Former Team USA skipper Buck Martinez said he recalls everything from the game in Anaheim, California, where his team and manager Sadaharu Oh’s Japan squad squared off in the second round of the inaugural World Baseball Classic in 2006.
“I recall me exchanging the lineup card at home plate to (umpire) Bob Davidson and asked Mr. Oh how many home runs he hit. And then he asked me how many home runs I hit,” Martinez, who came up with 58 homers in his 17-year major league career (Oh had 868 in NPB), said with a laugh before Thursday’s China-Australia game at Tokyo Dome.
The first WBC was a big deal for Japan as it was the first time ever that it formed an all-pro national team and competed with a major leaguer-filled U.S. squad. But Martinez said that it was “tremendous honor” to play against the Asian country, too.
“I actually played against the Tokyo Giants in 1971 in spring training with Mr. Oh,” recalled Martinez, a former catcher who is working on the MLB Network broadcast team for the WBC’s Tokyo rounds. “They had (Shigeo) Nagashima and (the late Hidetake) Watanabe, a big pitcher. They came to Florida for spring training. I was playing with the Kansas City Royals. I have a picture at home of Nagashima sliding into me at home plate.
“So I take a tremendous amount of pride to be involved in this tournament and recognized how good baseball is around the world. Baseball has grown, particularly in Canada, then the Netherlands and Italy, and even in China.

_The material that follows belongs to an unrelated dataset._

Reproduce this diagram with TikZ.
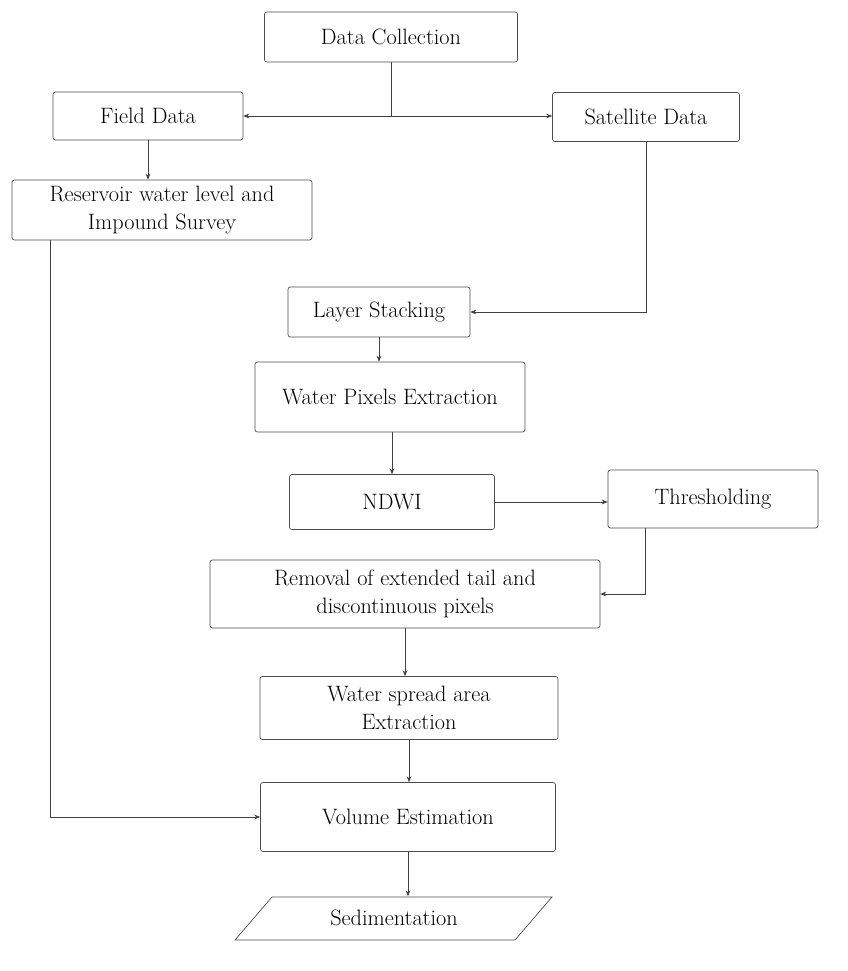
\documentclass[tikz,border=0pt]{standalone}
\usetikzlibrary{arrows.meta,shapes.geometric}
\begin{document}
\begin{tikzpicture}[x=0.03cm,y=-0.03cm,
  bx/.style={draw=black!70,line width=0.6pt,rounded corners=2pt,align=center,font=\fontsize{19}{24}\selectfont,inner sep=0pt},
  ar/.style={-{Stealth[length=5pt,width=4pt]},line width=0.6pt,draw=black!75}]
\useasboundingbox (0,0) rectangle (848,971);
\node[bx,minimum width=253*0.03cm,minimum height=50*0.03cm] (dc) at (391,37) {Data Collection};
\node[bx,minimum width=190*0.03cm,minimum height=48*0.03cm] (fd) at (148,116) {Field Data};
\node[bx,minimum width=187*0.03cm,minimum height=49*0.03cm] (sd) at (646,117) {Satellite Data};
\node[bx,minimum width=300*0.03cm,minimum height=60*0.03cm] (rw) at (162,210) {Reservoir water level and\\Impound Survey};
\node[bx,minimum width=182*0.03cm,minimum height=50*0.03cm] (ls) at (379,312) {Layer Stacking};
\node[bx,minimum width=270*0.03cm,minimum height=70*0.03cm] (wp) at (390,397) {Water Pixels Extraction};
\node[bx,minimum width=205*0.03cm,minimum height=55*0.03cm] (nd) at (392,502) {NDWI};
\node[bx,minimum width=210*0.03cm,minimum height=58*0.03cm] (th) at (713,499) {Thresholding};
\node[bx,minimum width=390*0.03cm,minimum height=68*0.03cm] (rm) at (405,594) {Removal of extended tail and\\discontinuous pixels};
\node[bx,minimum width=298*0.03cm,minimum height=63*0.03cm] (ws) at (409,708) {Water spread area\\Extraction};
\node[bx,minimum width=295*0.03cm,minimum height=69*0.03cm] (ve) at (408,817) {Volume Estimation};
\node[font=\fontsize{19}{24}\selectfont,minimum width=250*0.03cm,minimum height=43*0.03cm,inner sep=0pt] (se) at (394,918) {Sedimentation};
\draw[draw=black!70,line width=0.6pt] (235,940) -- (272,897) -- (552,897) -- (515,940) -- cycle;
\coordinate (j) at (dc.south |- fd.east);
\draw[line width=0.6pt,draw=black!75] (dc.south) -- (j);
\draw[{Stealth[length=5pt,width=4pt]}-{Stealth[length=5pt,width=4pt]},line width=0.6pt,draw=black!75] (fd.east) -- (sd.west|-fd.east);
\draw[ar] (fd.south) -- (fd.south|-rw.north);
\draw[ar] (sd.south) |- (ls.east);
\draw[ar] (ls.south) -- (ls.south|-wp.north);
\draw[ar] (wp.south-|nd.north) -- (nd.north);
\draw[ar] (nd.east) -- (th.west|-nd.east);
\draw[ar] ([xshift=-68*0.03cm]th.south) |- (rm.east);
\draw[ar] (rm.south) -- (rm.south|-ws.north);
\draw[ar] (ws.south) -- (ws.south|-ve.north);
\draw[ar] (ve.south) -- (ve.south|-se.north);
\draw[ar] ([xshift=-112*0.03cm]rw.south) |- (ve.west);
\end{tikzpicture}
\end{document}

When you see the competition how they have all improved so dramatically, and I think the World Baseball Classic has a lot to do with it. I love the tournament.”
The WBC has become huge in Japan today. On the other hand, in 2006 people didn’t really have an idea what kind of a tournament it would become and there wasn’t as much excitement early on.
But the Japan-U.S. game sparked greater interest, bringing a lot people in front of their TV sets. And one particular play — or call — contributed to it.
With the game tied 3-3 in the top of the eighth inning, Akinori Iwamura hit a sacrifice fly to left to drive in Tsuyoshi Nishioka from third base.
But Team USA appealed to Davidson that Nishioka left the bag early and the home-plate umpire overturned the call that was originally made by the second-base ump. On the replay, it clearly shows that Nishioka left the bag after left fielder Randy Winn made the catch. Japanese media afterward treated it as an impossible misjudgment by Davidson, making him famous in this country. The controversial decision was even described by U.S. media as a bad call, too.
The call proved costly for Japan. Alex Rodriguez hit a walk-off RBI single in the ninth to give Team USA a 4-3 win.
Eleven years later, Martinez surprisingly admitted that Nishioka did not leave the bag early and that the ump’s decision wouldn’t happen had it been now.
“Obviously, now with the benefit of the instant replay, it would have probably reversed (back to the original call),” Martinez said.
Martinez, 68, added that he saw Nishioka rocking back, trying to have some momentum as he took off the bag and it made it look to Martinez that he left early.
“Because he did it the way he did it, it just looked suspicious,” Martinez said. “But it wasn’t. He was safe.”
The moment Davidson overruled the call, Martinez pumped his fist excitedly.
“We took a run off the board,” he said. “That’s why I was excited. It was a big play for us. But we couldn’t beat Mexico (in the final game of the pool).”
Oddly enough, Japan, which suffered losses against the U.S. and South Korea and compiled just one win in the second round, still advanced to the final round because it had allowed the fewest runs per nine innings in the pool. That gave it the tiebreaker over the U.S. and Mexico.
Japan went on to beat South Korea in the semis and Cuba in the gold-medal game to capture the title.
Back to the latest edition of the WBC, the bracket seems unbalanced as the majority of the star major league players are in Pool C and D, which are being held in Miami and Mexico, respectively, for the first round.
But Martinez insisted that the Asian pools that are being staged in Seoul and Tokyo — Pool A and B, respectively — have intriguing teams and players.
“People that haven’t been involved, especially the players that haven’t been involved, don’t understand the magnitude of this,” said Martinez, who managed the Toronto Blue Jays in 2001 and 2002. “To see a crowd here, and to see the Japanese fans acknowledge the all-stars, the way they do is very impressive. They have so much respect for the game, and the players have respect for the game. And that’s the beauty of the tournament.
“Now we have Israel advancing to the second round and of course they are all former major league players, but still, nobody expected them to do that. The Netherlands has five or six major league shortstops playing on the team. So the talent in this pool is tremendous. I just wish everybody could see it firsthand to get appreciation for what it really is.”